The pOH of a solution is a measure of its alkalinity and is calculated using the formula: $$pOH = -\log_{10}[OH^-]$$.
Substitute the calculated concentration of $$OH^-$$ into the formula:
$$pOH = -\log_{10}(0.05)$$
To make the calculation easier, we can rewrite $$0.05$$ as $$5 \times 10^{-2}$$.
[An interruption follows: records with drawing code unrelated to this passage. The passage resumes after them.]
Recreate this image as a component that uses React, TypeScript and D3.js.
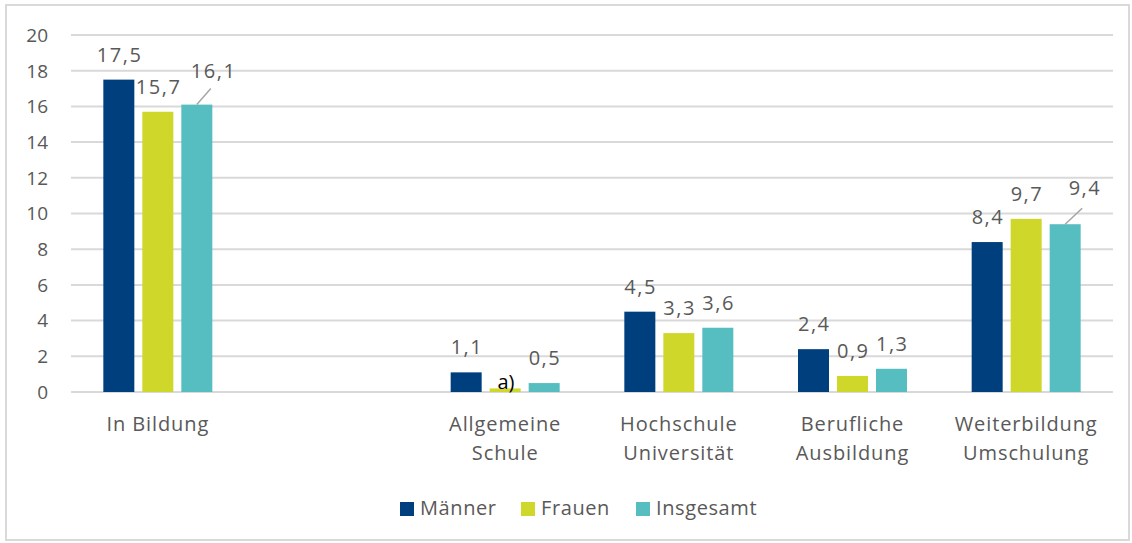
import * as d3 from 'd3';

const categories: string[][] = [
  ['In Bildung'],
  [],
  ['Allgemeine', 'Schule'],
  ['Hochschule', 'Universität'],
  ['Berufliche', 'Ausbildung'],
  ['Weiterbildung', 'Umschulung'],
];
const seriesNames = ['Männer', 'Frauen', 'Insgesamt'];
const maenner = [17.5, null, 1.1, 4.5, 2.4, 8.4];
const frauen = [15.7, null, 0.2, 3.3, 0.9, 9.7];
const insgesamt = [16.1, null, 0.5, 3.6, 1.3, 9.4];
const yTicks = [0, 2, 4, 6, 8, 10, 12, 14, 16, 18, 20];
// label text overrides (series index, category index)
const labelOverride: Record<string, string> = { '1-2': 'a)' };

const colors = ['#003f7d', '#cfd72a', '#56bec0'];
const FONT = '"Open Sans", sans-serif';
const W = 1132;
const H = 543;

// labels that Excel moved out, with a leader line
const moved: Record<string, { dx: number; dy: number }> = {
  '2-0': { dx: 16, dy: -27 },
  '2-5': { dx: 19, dy: -29 },
};

export default function App() {
  const x = d3.scaleBand<number>().domain(categories.map((_, i) => i)).range([71, 1113]);
  const inner = d3.scaleBand<string>().domain(seriesNames).range([-54.5, 54.5]).paddingInner(0.205);
  const y = d3.scaleLinear().domain([0, 20]).range([392, 35]);
  const allSeries = [maenner, frauen, insgesamt];

  return (
    <svg width={W} height={H} style={{ position: 'absolute', left: 0, top: 0, fontFamily: FONT }}>
      <rect x={6} y={5} width={1123} height={535} fill="#fff" stroke="#d9d9d9" strokeWidth={2} />
      {yTicks.map((t) => (
        <g key={t}>
          <line x1={71} x2={1113} y1={y(t)} y2={y(t)} stroke="#d9d9d9" strokeWidth={2} />
          <text x={48} y={y(t)} dy="0.36em" textAnchor="end" fontSize={19} fill="#595959">
            {t}
          </text>
        </g>
      ))}
      {allSeries.map((vals, s) =>
        vals.map((v, c) => {
          if (v == null) return null;
          const cx = (x(c) as number) + x.bandwidth() / 2;
          const bx = cx + (inner(seriesNames[s]) as number);
          const bw = inner.bandwidth();
          const top = y(v);
          const key = `${s}-${c}`;
          const txt = labelOverride[key] ?? d3.format('.1f')(v).replace('.', ',');
          const mv = moved[key];
          const isA = labelOverride[key] != null;
          let lx = bx + bw / 2;
          let ly = top - 18;
          if (mv) {
            lx += mv.dx;
            ly = top + mv.dy;
          }
          if (isA) ly = top + 1;
          return (
            <g key={key}>
              <rect x={bx} y={top} width={bw} height={y(0) - top} fill={colors[s]} />
              {mv && (
                <line
                  x1={bx + bw / 2}
                  y1={top}
                  x2={lx - 2}
                  y2={top - 16}
                  stroke="#a6a6a6"
                  strokeWidth={1.5}
                />
              )}
              <text
                x={lx + 0.75}
                y={ly}
                textAnchor="middle"
                fontSize={20}
                letterSpacing={isA ? 0 : 1.5}
                fill={isA ? '#000' : '#595959'}
              >
                {txt}
              </text>
            </g>
          );
        })
      )}
      {categories.map((lines, c) => (
        <text key={c} textAnchor="middle" fontSize={20} letterSpacing={0.9} fill="#595959">
          {lines.map((l, i) => (
            <tspan key={i} x={(x(c) as number) + x.bandwidth() / 2} y={431 + i * 29}>
              {l}
            </tspan>
          ))}
        </text>
      ))}
      {seriesNames.map((n, i) => {
        const lx = [400, 521, 636][i];
        return (
          <g key={n}>
            <rect x={lx} y={502} width={14} height={14} fill={colors[i]} />
            <text x={lx + 20} y={515} fontSize={20} letterSpacing={0.6} fill="#595959">
              {n}
            </text>
          </g>
        );
      })}
    </svg>
  );
}
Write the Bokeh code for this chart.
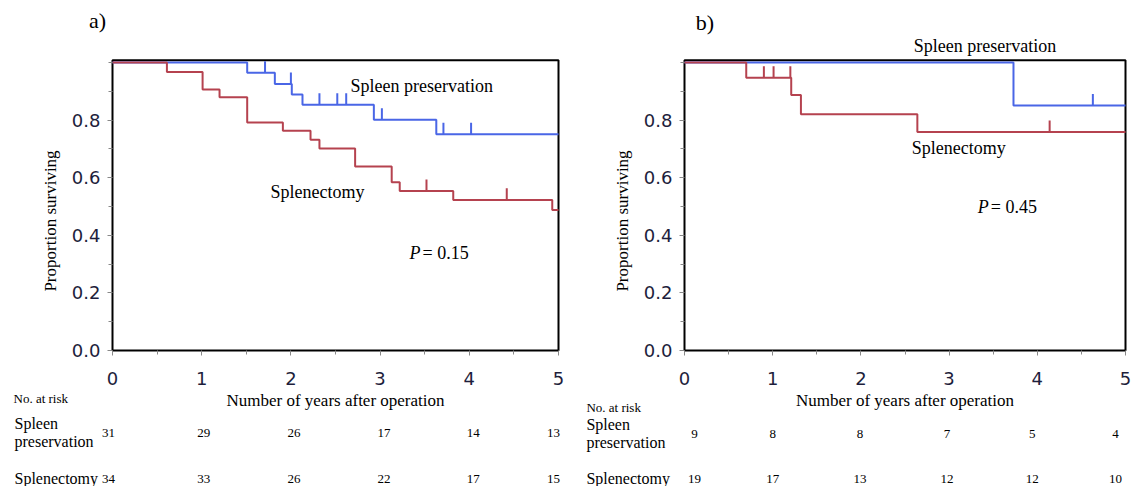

$$pOH = -\log_{10}(5 \times 10^{-2})$$
Using the logarithm property $$\log(A \times B) = \log A + \log B$$:
$$pOH = -(\log_{10}5 + \log_{10}10^{-2})$$
Using the logarithm property $$\log(A^B) = B \times \log A$$:
$$pOH = -(\log_{10}5 - 2)$$
$$pOH = 2 - \log_{10}5$$
Using the approximate value of $$\log_{10}5 \approx 0.699$$.
$$pOH \approx 2 - 0.699 = 1.301$$
Rounding to two decimal places, $$pOH \approx 1.30$$.

**step9** Calculating pH

The relationship between pH and pOH at $$25^\circ C$$ (standard temperature for these calculations) is given by: $$pH + pOH = 14$$.
To find the pH, we subtract the pOH from 14:
$$pH = 14 - pOH$$
$$pH = 14 - 1.301$$
$$pH \approx 12.699$$
Rounding to two decimal places, $$pH \approx 12.70$$.
The high pH value indicates that the final solution is basic, which is expected since there was an excess of $$OH^-$$ ions.